One common mistake is analyzing results before enough responses have been collected. Early data can be misleading, especially with small sample sizes.

Another issue is ignoring open-text responses. While they take longer to review, they often contain the most actionable insights.

Finally, avoid changing questions while the survey is live unless absolutely necessary. Doing so can complicate analysis and make results harder to interpret.

Best Practices, Common Mistakes, and Tips for High-Quality Survey Results

Now that you know how to create, distribute, monitor, and close a survey in Microsoft Forms, the final step is ensuring the results you collect are meaningful and reliable. Good survey design is just as important as knowing which buttons to click.

The following best practices and tips will help you avoid common pitfalls and dramatically improve the quality of your responses, whether you are surveying students, employees, customers, or event participants.

Start With a Clear Purpose

Every effective survey begins with a clearly defined goal. Before adding questions, ask yourself what decision or insight this survey is meant to support.

If a question does not directly contribute to that goal, it likely does not belong in the form. Shorter, focused surveys consistently receive higher completion rates and more thoughtful responses.

A clear purpose also helps you choose the right question types, such as ratings for satisfaction or multiple choice for preferences.

Keep Questions Simple and Specific

Avoid long or complex questions that require respondents to reread them. Each question should address one idea and be easy to understand on the first pass.

For example, instead of asking how satisfied someone is with communication, training, and support in one question, split these into separate questions. This improves clarity and makes analysis much easier later.

Simple wording reduces confusion and helps ensure everyone interprets the question the same way.

Use the Right Question Type

Microsoft Forms offers several question types, and choosing the correct one improves data quality. Multiple choice works best for quick feedback, while Likert scales are ideal for measuring agreement or satisfaction.

Use text questions sparingly and only when you need detailed explanations or comments. Too many open-ended questions can overwhelm respondents and reduce completion rates.

When possible, provide predefined options to make responding fast and consistent.

Be Careful With Required Questions

Required questions ensure you collect essential information, but overusing them can frustrate respondents. People are more likely to abandon a survey if they feel forced to answer everything.

Only mark questions as required when the data is truly critical. Optional questions encourage honesty, especially for sensitive topics or detailed feedback.

A balanced approach keeps the survey respectful of the respondent’s time and comfort.

Pay Attention to Question Order

The sequence of questions affects how respondents think and answer. Start with easy, neutral questions to build momentum before moving into more detailed or reflective ones.

Demographic or personal questions should usually appear near the end. This prevents early discomfort from affecting the rest of the responses.
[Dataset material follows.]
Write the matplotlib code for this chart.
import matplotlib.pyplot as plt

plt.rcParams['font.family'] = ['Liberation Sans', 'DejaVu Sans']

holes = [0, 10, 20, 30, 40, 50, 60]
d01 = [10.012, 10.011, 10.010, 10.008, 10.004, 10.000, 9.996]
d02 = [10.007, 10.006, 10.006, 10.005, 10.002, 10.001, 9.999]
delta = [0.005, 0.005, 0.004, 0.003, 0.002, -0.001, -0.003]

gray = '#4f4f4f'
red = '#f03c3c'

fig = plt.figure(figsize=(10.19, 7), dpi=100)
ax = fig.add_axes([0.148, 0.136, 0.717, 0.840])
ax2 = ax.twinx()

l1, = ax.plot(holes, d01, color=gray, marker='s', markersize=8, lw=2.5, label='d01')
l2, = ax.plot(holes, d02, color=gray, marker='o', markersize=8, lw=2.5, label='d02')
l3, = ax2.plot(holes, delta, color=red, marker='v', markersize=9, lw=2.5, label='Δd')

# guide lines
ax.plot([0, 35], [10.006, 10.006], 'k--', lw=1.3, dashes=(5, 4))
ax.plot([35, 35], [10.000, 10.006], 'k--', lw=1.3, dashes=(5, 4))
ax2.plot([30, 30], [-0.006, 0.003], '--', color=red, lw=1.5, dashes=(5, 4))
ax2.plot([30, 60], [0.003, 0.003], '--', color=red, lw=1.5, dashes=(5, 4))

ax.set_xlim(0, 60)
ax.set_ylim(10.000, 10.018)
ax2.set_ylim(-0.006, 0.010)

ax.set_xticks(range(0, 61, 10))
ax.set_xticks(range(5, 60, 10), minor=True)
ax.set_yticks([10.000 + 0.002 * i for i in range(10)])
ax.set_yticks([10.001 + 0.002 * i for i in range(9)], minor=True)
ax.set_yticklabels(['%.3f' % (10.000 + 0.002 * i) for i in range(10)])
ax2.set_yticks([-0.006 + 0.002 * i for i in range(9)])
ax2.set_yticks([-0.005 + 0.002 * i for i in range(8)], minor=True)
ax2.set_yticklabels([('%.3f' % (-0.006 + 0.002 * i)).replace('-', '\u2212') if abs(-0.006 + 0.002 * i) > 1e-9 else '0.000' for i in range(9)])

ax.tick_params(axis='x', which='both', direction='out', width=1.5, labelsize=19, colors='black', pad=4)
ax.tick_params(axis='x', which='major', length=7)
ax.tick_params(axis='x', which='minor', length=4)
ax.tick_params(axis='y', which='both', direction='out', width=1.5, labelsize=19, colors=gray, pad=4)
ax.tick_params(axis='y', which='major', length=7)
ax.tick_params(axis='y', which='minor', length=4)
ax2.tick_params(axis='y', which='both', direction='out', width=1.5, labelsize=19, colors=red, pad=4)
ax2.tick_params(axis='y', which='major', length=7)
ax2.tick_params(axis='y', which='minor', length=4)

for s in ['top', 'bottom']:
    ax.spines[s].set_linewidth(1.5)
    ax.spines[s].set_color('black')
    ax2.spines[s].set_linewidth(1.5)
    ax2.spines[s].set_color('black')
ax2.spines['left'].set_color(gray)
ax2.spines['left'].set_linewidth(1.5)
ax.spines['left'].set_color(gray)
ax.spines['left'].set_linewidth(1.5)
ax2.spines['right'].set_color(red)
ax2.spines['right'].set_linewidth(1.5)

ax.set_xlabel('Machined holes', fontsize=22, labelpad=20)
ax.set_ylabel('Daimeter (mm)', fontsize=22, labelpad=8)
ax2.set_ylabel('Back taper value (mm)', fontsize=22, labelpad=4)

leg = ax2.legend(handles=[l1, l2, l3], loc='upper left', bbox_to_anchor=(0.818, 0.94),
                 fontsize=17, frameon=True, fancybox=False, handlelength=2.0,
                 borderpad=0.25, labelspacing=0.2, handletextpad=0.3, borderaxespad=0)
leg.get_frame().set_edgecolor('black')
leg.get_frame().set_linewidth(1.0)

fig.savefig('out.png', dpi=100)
Logical flow makes the survey feel natural rather than interrogative.

Test the Survey Before Sharing

Always preview your form and complete it yourself before sending it out. This helps you catch typos, unclear wording, and logic issues that are easy to miss during creation.

If possible, ask a colleague or classmate to test it as well. Fresh eyes often identify confusing questions or missing answer options.
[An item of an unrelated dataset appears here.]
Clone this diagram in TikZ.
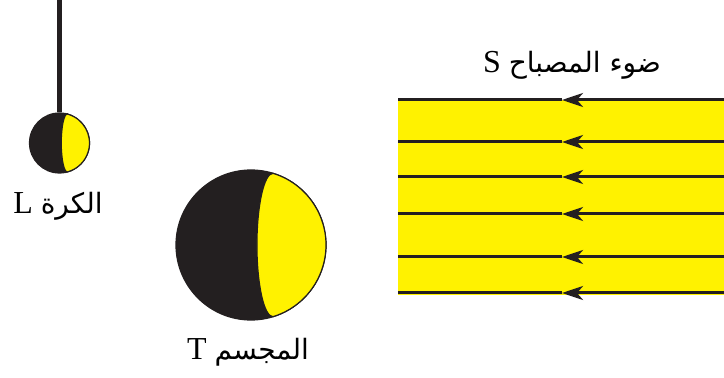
\documentclass[tikz,border=0pt]{standalone}
\usepackage{fontspec}
\setmainfont{Liberation Serif}
\newfontfamily\arabicfont[Script=Arabic]{DejaVu Sans}
\TeXXeTstate=1
\usetikzlibrary{arrows.meta,calc}
\definecolor{lampyellow}{HTML}{FFF200}
\definecolor{shadow}{HTML}{231F20}
\newcommand{\arabicsize}{\fontsize{28}{32}\selectfont}
\tikzset{
  ray/.style={draw=shadow, line width=3pt},
  ray head/.style={ray, -{Stealth[length=21pt,width=14pt,inset=6pt]}},
  dark ball/.style={circle, fill=shadow, draw=shadow, line width=1.2pt, inner sep=0pt},
  lit side/.style={fill=lampyellow, draw=shadow, line width=1.2pt},
  label text/.style={anchor=base, font=\fontsize{32}{36}\selectfont},
}
\begin{document}
\begin{tikzpicture}[x=1pt, y=1pt]
  \useasboundingbox (0,0) rectangle (724,378);

  % beam of light from the lamp
  \fill[lampyellow] (398,83) rectangle (724,278);
  \foreach \y [count=\i] in {278,236,201,164,121,85} {
    \coordinate (r\i) at (724,\y);
    \coordinate (m\i) at (562,\y);
    \coordinate (l\i) at (398,\y);
    \draw[ray head] (r\i) -- (m\i);
    \draw[ray] (m\i) -- (l\i);
  }
  \node[label text] (S) at (572,305)
    {\beginR{\arabicfont\arabicsize ضوء المصباح} S\endR};

  % small ball hanging from its rod
  \coordinate (top) at (59.5,378);
  \node[dark ball, minimum size=60pt] (L) at (59.5,235) {};
  \draw[shadow, line width=5pt] (top) -- (L.north);
  \fill[lit side] ([shift={(75:30)}]L.center)
    arc[start angle=75, end angle=-75, radius=30]
    arc[start angle=-90, end angle=-270, x radius=6, y radius=29] -- cycle;
  \node[label text] (Llabel) at (58,164)
    {\beginR{\arabicfont\arabicsize الكرة} L\endR};

  % large body lit from the right
  \node[dark ball, minimum size=150pt] (T) at (251,133) {};
  \fill[lit side] ([shift={(73:75)}]T.center)
    arc[start angle=73, end angle=-73, radius=75]
    arc[start angle=-90, end angle=-270, x radius=16, y radius=71.7] -- cycle;
  \node[label text] (Tlabel) at (248,18)
    {\beginR{\arabicfont\arabicsize المجسم} T\endR};
\end{tikzpicture}
\end{document}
Testing ensures respondents experience the survey exactly as you intended.

Avoid Common Survey Design Mistakes

One frequent mistake is asking leading questions that push respondents toward a specific answer. Neutral wording produces more honest and reliable results.

Another issue is offering overlapping or incomplete answer choices. Make sure options are clearly distinct and cover all likely responses, including an “Other” option when appropriate.
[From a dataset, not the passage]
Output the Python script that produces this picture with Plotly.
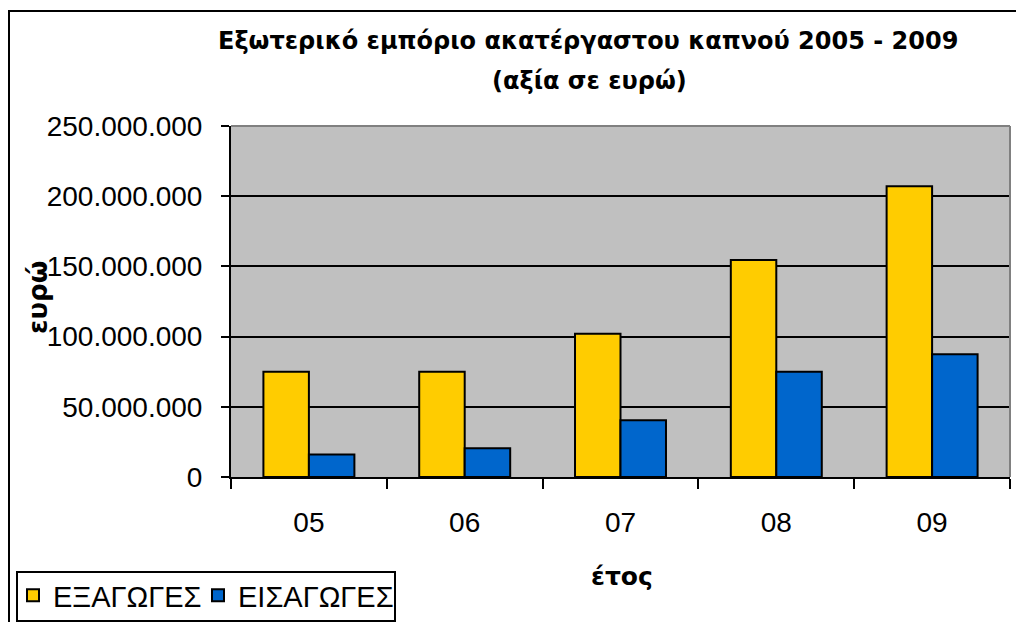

Also avoid making the survey too long. Even well-designed questions lose value if respondents rush through them.

Set Clear Expectations for Respondents

At the top of the form, briefly explain what the survey is about and how long it will take. This helps respondents decide whether they can complete it right away.

If responses are anonymous, state that clearly. Transparency increases trust and often leads to more candid feedback.

Clear expectations reduce drop-offs and improve response quality.

Use Data Validation and Branching Thoughtfully

Features like branching and restrictions can improve the survey experience when used carefully. Branching helps respondents see only questions that apply to them, reducing unnecessary effort.

However, overly complex branching can make the form harder to manage and analyze. Keep logic simple and aligned with your survey goal.

Well-planned logic improves relevance without adding confusion.

Review Results With Context in Mind

Once responses are collected, interpret the data carefully. Numbers alone do not always tell the full story, especially with small groups.

Compare quantitative results with open-text comments to understand the reasons behind the scores. Patterns often emerge when both are reviewed together.

Contextual analysis leads to better decisions and more meaningful outcomes.

Final Thoughts: Turning Surveys Into Action

Microsoft Forms makes it easy to create and share surveys, but high-quality results come from thoughtful design and intentional use. By following best practices and avoiding common mistakes, you turn simple forms into powerful feedback tools.

Whether you are improving a class, refining a process, or gathering opinions, the value of your survey depends on the quality of the questions and how you use the results. With the steps and tips in this guide, you are well-equipped to create surveys that are clear, effective, and actionable from start to finish.